Dans le Japon contemporain, Mitsuko élève seule son fils Taro, un garçon de sept ans sourd et muet. Aidée par sa mère, elle tient une librairie d'occasion la semaine, et complète ses revenus dans un bar de nuit le week-end, en tant qu'entraîneuse, activité héritée de son lointain passé. Elle a connu des hommes, voyagé, côtoyé des gens d'affaires et de lettres mais mène désormais une vie solitaire de mère aimante et indépendante.
Lorsqu'une de ses clientes, une femme distinguée mère d'une petite fille, lui propose de se fréquenter pour que leurs enfants puissent jouer ensemble, Mitsuko est d'emblée irritée par cette intrusion dans son quotidien et se montre distante, froide, éludant les questions, elle qui ne recherche ni amie ni confidente. Pourtant au fil des jours la dame se fait insistante et semble de plus en plus troublée par leur rencontre.

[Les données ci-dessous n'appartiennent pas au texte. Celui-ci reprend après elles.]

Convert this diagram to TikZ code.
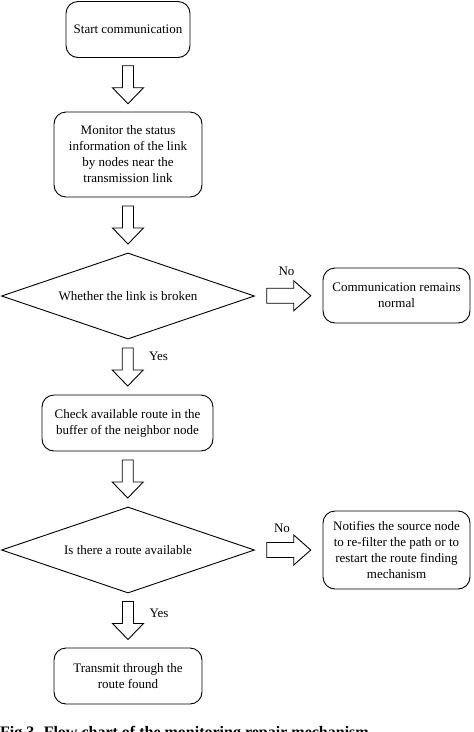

Hôsuki est le nom de la librairie tenue par Mitsuko dans le roman, et est employé en japonais pour signifier le mot prière, mais aussi pour désigner la physalis. Ce double sens illustre bien le dualisme que peuvent revêtir certaines existences, et ces secrets qui innervent parfois toute une vie et ressurgissent au gré des circonstances, remuant alors la vase des souvenirs.
Ce roman très court et rapide à lire est comme une fenêtre ouverte sur un fragment de vie, qui offre un aperçu, emprunt de douceur et de délicatesse sur un parcours individuel de femme, passé du tumulte à la sérénité. Avec des mots simples, des phrases courtes et une écriture d'une grande sobriété, épurée comme un jardin japonais,
Aki Shimazaki, auteur francophone installée au Québec, va à l'essentiel pour exprimer l'amour d'une mère, le poids du passé, l'omniprésence des souvenirs dans nos vies, teintés ou non de regrets.
L'auteur dresse un portrait de femme déterminée qui assume ses choix sans souci des conventions, et décrit, en puisant par fréquents aller-retours au coeur des souvenirs, la lente construction personnelle d'une femme et d'une mère. le roman retrace l'évolution psychologique de cette femme dans son rapport à la maternité et au désir d'enfant, l'émergence de la fibre et le déploiement de l'amour maternels. Après un passé sulfureux et instable, Mitsuko a trouvé un équilibre dans la famille, dont elle rejetait pourtant farouchement le modèle, et s'agrippe à sa volonté de le maintenir coûte que coûte, quitte à adopter une réaction de repli et à recourir au mensonge pour préserver l'intimité du couple mère-fils. Souvenirs, secrets et mensonges sont alors tour à tour convoqués pour faire face à la situation qui vient bousculer son quotidien tranquille, l'irruption de l'étrangère, la rencontre avec l'autre femme, dont elle pourrait bien partager une partie de l'histoire…
Un petit roman comme une tranche de vie, fugace, poétique, qui rend aussi hommage à la langue, et à l'écriture japonaises, au sens et à la polysémie des mots.